It’s important to respect your Elders in Inuit culture, said Iqaluit Coun. Paul Quassa.

“Elders are knowledge-holders and that’s why it’s so very important. It’s very attached to our culture that you respect your Elders,” he said. “They’ve lived longer, they’ve experienced more life than you.”

Now in his 70s, Quassa remembered when he was young and Elders’ names were not even used.

“We were just allowed to say either Ittuq or Ataatasiaq. You don’t say their name because of respect. That’s how much respect we had for our Elders,” he explained. “I was told whenever you go to a camp, if there’s an Elder that’s the first one you go visit. Just to go see and say hi and that’s about it — at least see them.”

Quassa, former Nunavut premier and former Nunavut Tunngavik Incorporated president, hopes future generations learn the cultural values Elders have as knowledge-holders.
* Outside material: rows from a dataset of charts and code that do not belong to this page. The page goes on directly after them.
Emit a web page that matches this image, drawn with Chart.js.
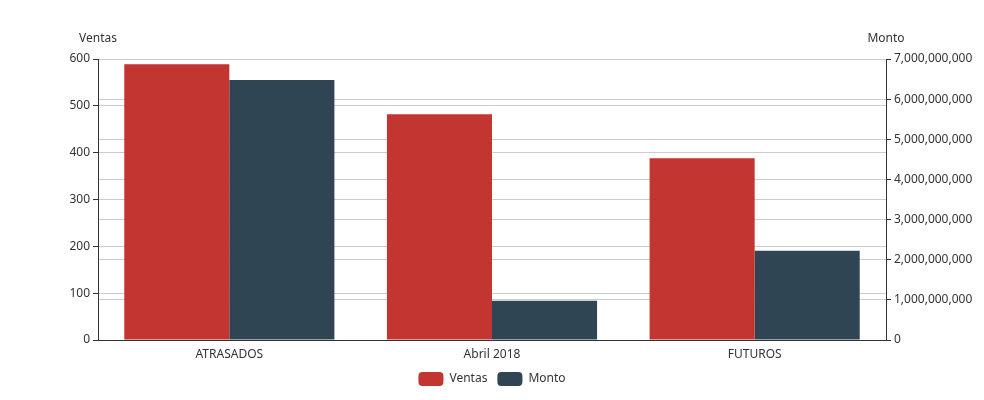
<!DOCTYPE html>
<html><head><meta charset="utf-8">
<script src="https://cdn.jsdelivr.net/npm/chart.js"></script>
<style>html,body{margin:0;padding:0;background:#fff}#w{width:984px;height:400px}</style>
</head><body><div id="w"><canvas id="c"></canvas></div>
<script>
const categories = ["ATRASADOS", "Abril 2018", "FUTUROS"];
const ventas = [589, 482, 388];
const monto = [6475000000, 975000000, 2225000000];
const leftTicks = [0, 100, 200, 300, 400, 500, 600];

const titles = {
  id: 'axTitles',
  afterDraw(ch) {
    const c = ch.ctx, a = ch.chartArea;
    c.save();
    c.font = '12px "Noto Sans", sans-serif';
    c.fillStyle = '#333';
    c.textAlign = 'center';
    c.textBaseline = 'bottom';
    c.fillText('Ventas', a.left, a.top - 14);
    c.fillText('Monto', a.right, a.top - 14);
    c.restore();
  }
};
Chart.defaults.font.family = '"Noto Sans", sans-serif';
Chart.defaults.font.size = 12;
Chart.defaults.color = '#333';
new Chart(document.getElementById('c'), {
  type: 'bar',
  data: {
    labels: categories,
    datasets: [
      { label: 'Ventas', data: ventas, backgroundColor: '#c23531', yAxisID: 'y', categoryPercentage: 0.8, barPercentage: 1.0 },
      { label: 'Monto', data: monto, backgroundColor: '#2f4554', yAxisID: 'y1', categoryPercentage: 0.8, barPercentage: 1.0 }
    ]
  },
  options: {
    responsive: true, maintainAspectRatio: false, animation: false,
    layout: { padding: { top: 59, left: 0, right: 0, bottom: 4 } },
    plugins: {
      legend: { position: 'bottom', labels: { boxWidth: 25, boxHeight: 14, padding: 10, useBorderRadius: true, borderRadius: 4 } },
      tooltip: { enabled: false }
    },
    scales: {
      x: {
        grid: { display: false, drawTicks: true, tickLength: 5 },
        border: { color: '#333' },
        ticks: { color: '#333', padding: 2 },
        afterFit(s) { s.height = 22; }
      },
      y: {
        position: 'left', min: 0, max: 600,
        afterBuildTicks(s) { s.ticks = leftTicks.map(v => ({ value: v })); },
        grid: { color: '#ccc', tickLength: 5, tickColor: '#333' },
        border: { color: '#333' },
        ticks: { color: '#333', padding: 3 },
        afterFit(s) { s.width = 98; }
      },
      y1: {
        position: 'right', min: 0, max: 7000000000,
        ticks: { stepSize: 1000000000, color: '#333', padding: 3, callback: v => v.toLocaleString('en-US') },
        grid: { color: '#ccc', tickLength: 5, tickColor: '#333' },
        border: { color: '#333' },
        afterFit(s) { s.width = 98; }
      }
    }
  },
  plugins: [titles]
});
</script></body></html>
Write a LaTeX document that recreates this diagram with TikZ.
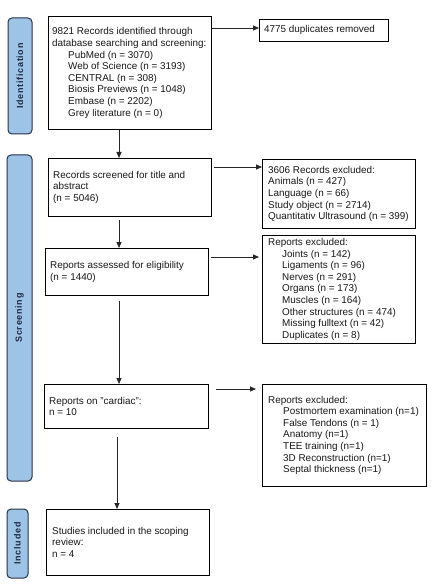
\documentclass[tikz,border=0pt]{standalone}
\usepackage{fontspec}
\setmainfont{Liberation Sans}
\usetikzlibrary{arrows.meta,calc}
\definecolor{sidefill}{RGB}{157,195,230}
\definecolor{sideline}{RGB}{38,50,70}
\definecolor{sidetext}{RGB}{30,42,66}
\begin{document}
\begin{tikzpicture}[x=1pt,y=-1pt,
  box/.style={draw=black, line width=0.8pt, anchor=north west, inner sep=0pt, fill=white},
  txt/.style={anchor=west, align=left, inner sep=0pt, font=\fontsize{9.9}{11.6}\selectfont, text=black!90},
  arr/.style={-{Triangle[length=6pt,width=5pt]}, line width=0.8pt, draw=black!85},
  side/.style={draw=sideline, fill=sidefill, rounded corners=4pt, line width=1pt, rotate=90, inner sep=0pt,
    font=\bfseries\fontsize{9}{10}\selectfont\addfontfeature{LetterSpace=8}, text=sidetext}]
\useasboundingbox (0,0) rectangle (446,585);
\fill[white] (0,0) rectangle (446,585);
% sidebars
\node[side, minimum width=116pt, minimum height=24pt] (sid) at (20,76) {Identification};
\node[side, minimum width=326pt, minimum height=25pt] (sscr) at (19.5,318) {Screening};
\node[side, minimum width=69pt, minimum height=21pt] (sinc) at (17.5,543.5) {Included};
% boxes
\node[box, minimum width=163pt, minimum height=113pt] (b1) at (48,16) {};
\node[txt] (b1t) at ([xshift=4pt]b1.west) {9821 Records identified through\\database searching and screening:\\
\hspace*{16pt}PubMed (n = 3070)\\\hspace*{16pt}Web of Science (n = 3193)\\\hspace*{16pt}CENTRAL (n = 308)\\
\hspace*{16pt}Biosis Previews (n = 1048)\\\hspace*{16pt}Embase (n = 2202)\\\hspace*{16pt}Grey literature (n = 0)};
\node[box, minimum width=129pt, minimum height=22pt] (dup) at (259,19) {};
\node[txt] (dupt) at ([xshift=5pt]dup.west) {4775 duplicates removed};
\node[box, minimum width=163pt, minimum height=58pt] (b2) at (48,158) {};
\node[txt] (b2t) at ([xshift=5pt]b2.west) {Records screened for title and\\abstract\\(n = 5046)};
\node[box, minimum width=153pt, minimum height=69pt] (ex1) at (262,159) {};
\node[txt] (ex1t) at ([xshift=6pt]ex1.west) {3606 Records excluded:\\Animals (n = 427)\\Language (n = 66)\\Study object (n = 2714)\\Quantitativ Ultrasound (n = 399)};
\node[box, minimum width=163pt, minimum height=47pt] (b3) at (45,248) {};
\node[txt] (b3t) at ([xshift=5pt]b3.west) {Reports assessed for eligibility\\(n = 1440)};
\node[box, minimum width=153pt, minimum height=108pt] (ex2) at (262,235) {};
\node[txt] (ex2t) at ([xshift=6pt]ex2.west) {Reports excluded:\\\hspace*{14pt}Joints (n = 142)\\\hspace*{14pt}Ligaments (n = 96)\\
\hspace*{14pt}Nerves (n = 291)\\\hspace*{14pt}Organs (n = 173)\\\hspace*{14pt}Muscles (n = 164)\\
\hspace*{14pt}Other structures (n = 474)\\\hspace*{14pt}Missing fulltext (n = 42)\\\hspace*{14pt}Duplicates (n = 8)};
\node[box, minimum width=164pt, minimum height=44pt] (b4) at (44,384) {};
\node[txt] (b4t) at ([xshift=5pt]b4.west) {Reports on "cardiac":\\n = 10};
\node[box, minimum width=164pt, minimum height=102pt] (ex3) at (262,384) {};
\node[txt] (ex3t) at ([xshift=6pt]ex3.west) {Reports excluded:\\\hspace*{15pt}Postmortem examination (n=1)\\
\hspace*{15pt}False Tendons (n = 1)\\\hspace*{15pt}Anatomy (n=1)\\\hspace*{15pt}TEE training (n=1)\\
\hspace*{15pt}3D Reconstruction (n=1)\\\hspace*{15pt}Septal thickness (n=1)};
\node[box, minimum width=163pt, minimum height=66pt] (b5) at (46,509) {};
\node[txt] (b5t) at ([xshift=6pt]b5.west) {Studies included in the scoping\\review:\\n = 4};
% connectors
\coordinate (col) at (119,0);
\coordinate (colb) at (117,0);
\draw[arr] (b1.south -| col) -- (b2.north -| col);
\draw[arr, shorten <=3pt] (b2.south -| col) -- (b3.north -| col);
\draw[arr, shorten <=5pt] (b3.south -| col) -- (b4.north -| col);
\draw[arr, shorten <=8pt] (b4.south -| colb) -- (b5.north -| colb);
\coordinate (h1) at ($(b1.north east)+(0,12)$);
\draw[arr] (h1) -- (h1 -| dup.west);
\coordinate (h2) at ($(b2.north east)+(2,9)$);
\draw[arr] (h2) -- (h2 -| ex1.west);
\coordinate (h3) at ($(b3.north east)+(2,9)$);
\draw[arr, shorten >=3pt] (h3) -- (h3 -| ex2.west);
\coordinate (h4) at ($(b4.north east)+(7,5)$);
\draw[arr, shorten >=6pt] (h4) -- (h4 -| ex3.west);
\end{tikzpicture}
\end{document}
“An Elder’s an Elder, whether it’s a woman or a man. It’s being respectful because of their experience,” he said.

While Quassa agreed that 60 and above is a good number to be considered an Elder, he added those metrics weren’t always used to measure such criteria.
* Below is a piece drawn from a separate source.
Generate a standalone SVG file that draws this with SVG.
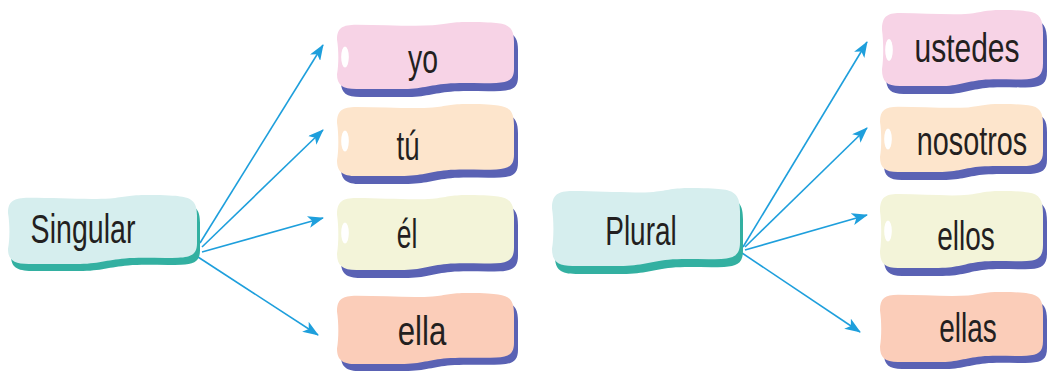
<svg xmlns="http://www.w3.org/2000/svg" xmlns:xlink="http://www.w3.org/1999/xlink" width="1049" height="371" viewBox="0 0 1049 371">
<defs>
<style>
.lbl{font-family:"Liberation Sans",Arial,sans-serif;font-size:40px;fill:#231f20;text-anchor:middle}
.sh{fill:#5a62b4}
.tsh{fill:#33b0a1}
.hl{fill:#ffffff}
.c-cyan{fill:#d6eeee}
.c-pink{fill:#f7d3e6}
.c-peach{fill:#fde5cc}
.c-lime{fill:#f3f4d9}
.c-salmon{fill:#fbcdb9}
.arr{stroke:#1e9fdc;stroke-width:1.6;fill:none;marker-end:url(#ah)}
</style>
<path id="blob" d="M0,26 C0,9 3,4 11,4 C26,4 42,7 54,5 C62,3 64,0 74,0 C84,0 88,1 91,2 C98,4 100,12 100,30 L100,70 C100,86 97,90 90,91 C80,92 70,90 62,92 C52,94 48,100 36,100 L11,100 C3,100 0,94 0,78 C1,64 1,42 0,26 Z"/>
<marker id="ah" viewBox="0 0 16 12" refX="15" refY="6" markerWidth="16" markerHeight="12" markerUnits="userSpaceOnUse" orient="auto">
<path d="M0,0 L16,6 L0,12 L4,6 Z" fill="#1e9fdc"/>
</marker>
</defs>
<rect width="1049" height="371" fill="#ffffff"/>

<g id="connectors">
<line class="arr" x1="200" y1="243" x2="323" y2="45"/>
<line class="arr" x1="202" y1="247" x2="323" y2="130"/>
<line class="arr" x1="202" y1="252" x2="323" y2="218"/>
<line class="arr" x1="198" y1="257" x2="318" y2="335"/>
<line class="arr" x1="743" y1="247" x2="867" y2="42"/>
<line class="arr" x1="745" y1="247" x2="867" y2="128"/>
<line class="arr" x1="745" y1="250" x2="867" y2="215"/>
<line class="arr" x1="742" y1="253" x2="860" y2="332"/>
</g>

<g id="singular" transform="translate(8,195)">
<use xlink:href="#blob" class="tsh" transform="translate(3,7) scale(1.89,0.69)"/>
<use xlink:href="#blob" class="c-cyan" transform="scale(1.89,0.69)"/>
<text class="lbl" transform="translate(75,48) scale(0.714,1)">Singular</text>
</g>

<g id="plural" transform="translate(552,188)">
<use xlink:href="#blob" class="tsh" transform="translate(3,8) scale(1.88,0.78)"/>
<use xlink:href="#blob" class="c-cyan" transform="scale(1.88,0.78)"/>
<text class="lbl" transform="translate(89,57) scale(0.70,1)">Plural</text>
</g>

<g id="yo" transform="translate(337,22)">
<use xlink:href="#blob" class="sh" transform="translate(4,8) scale(1.77,0.67)"/>
<use xlink:href="#blob" class="c-pink" transform="scale(1.77,0.67)"/>
<ellipse class="hl" cx="8" cy="35" rx="3.8" ry="10.5"/>
<text class="lbl" transform="translate(86,51) scale(0.71,1)">yo</text>
</g>

<g id="tu" transform="translate(337,104)">
<use xlink:href="#blob" class="sh" transform="translate(4,8) scale(1.77,0.72)"/>
<use xlink:href="#blob" class="c-peach" transform="scale(1.77,0.72)"/>
<ellipse class="hl" cx="8" cy="37" rx="3.8" ry="10.5"/>
<text class="lbl" transform="translate(71,56) scale(0.69,1)">tú</text>
</g>

<g id="el" transform="translate(337,195)">
<use xlink:href="#blob" class="sh" transform="translate(4,8) scale(1.77,0.75)"/>
<use xlink:href="#blob" class="c-lime" transform="scale(1.77,0.75)"/>
<ellipse class="hl" cx="8" cy="38" rx="3.8" ry="10.5"/>
<text class="lbl" transform="translate(70,53) scale(0.66,1)">él</text>
</g>

<g id="ella" transform="translate(337,293)">
<use xlink:href="#blob" class="sh" transform="translate(4,7) scale(1.77,0.71)"/>
<use xlink:href="#blob" class="c-salmon" transform="scale(1.77,0.71)"/>
<text class="lbl" transform="translate(85,52) scale(0.78,1)">ella</text>
</g>

<g id="ustedes" transform="translate(882,10)">
<use xlink:href="#blob" class="sh" transform="translate(4,8) scale(1.61,0.76)"/>
<use xlink:href="#blob" class="c-pink" transform="scale(1.61,0.76)"/>
<ellipse class="hl" cx="7" cy="40" rx="3.8" ry="11"/>
<text class="lbl" transform="translate(85,52) scale(0.75,1)">ustedes</text>
</g>

<g id="nosotros" transform="translate(880,104)">
<use xlink:href="#blob" class="sh" transform="translate(4,8) scale(1.63,0.68)"/>
<use xlink:href="#blob" class="c-peach" transform="scale(1.63,0.68)"/>
<ellipse class="hl" cx="8" cy="35" rx="3.8" ry="10.5"/>
<text class="lbl" transform="translate(92,51) scale(0.72,1)">nosotros</text>
</g>

<g id="ellos" transform="translate(880,191)">
<use xlink:href="#blob" class="sh" transform="translate(4,8) scale(1.63,0.77)"/>
<use xlink:href="#blob" class="c-lime" transform="scale(1.63,0.77)"/>
<ellipse class="hl" cx="8" cy="40" rx="3.8" ry="10.5"/>
<text class="lbl" transform="translate(86,59) scale(0.70,1)">ellos</text>
</g>

<g id="ellas" transform="translate(880,292)">
<use xlink:href="#blob" class="sh" transform="translate(4,7) scale(1.63,0.70)"/>
<use xlink:href="#blob" class="c-salmon" transform="scale(1.63,0.70)"/>
<text class="lbl" transform="translate(88,50) scale(0.70,1)">ellas</text>
</g>
</svg>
“In the olden days we didn’t have numbers to say, this old you’re an Elder now. It was the facial expression, the physical being of being an Elder — it’s how you see them rather than looking at it as a number.

“An Elder in a community may not necessarily be a leader but a respected Elder,” he said, stressing the importance of holding Elders in high regard.

“I encourage all Nunavummiut to respect the social values of Inuit, which is respecting our Elders at all times.”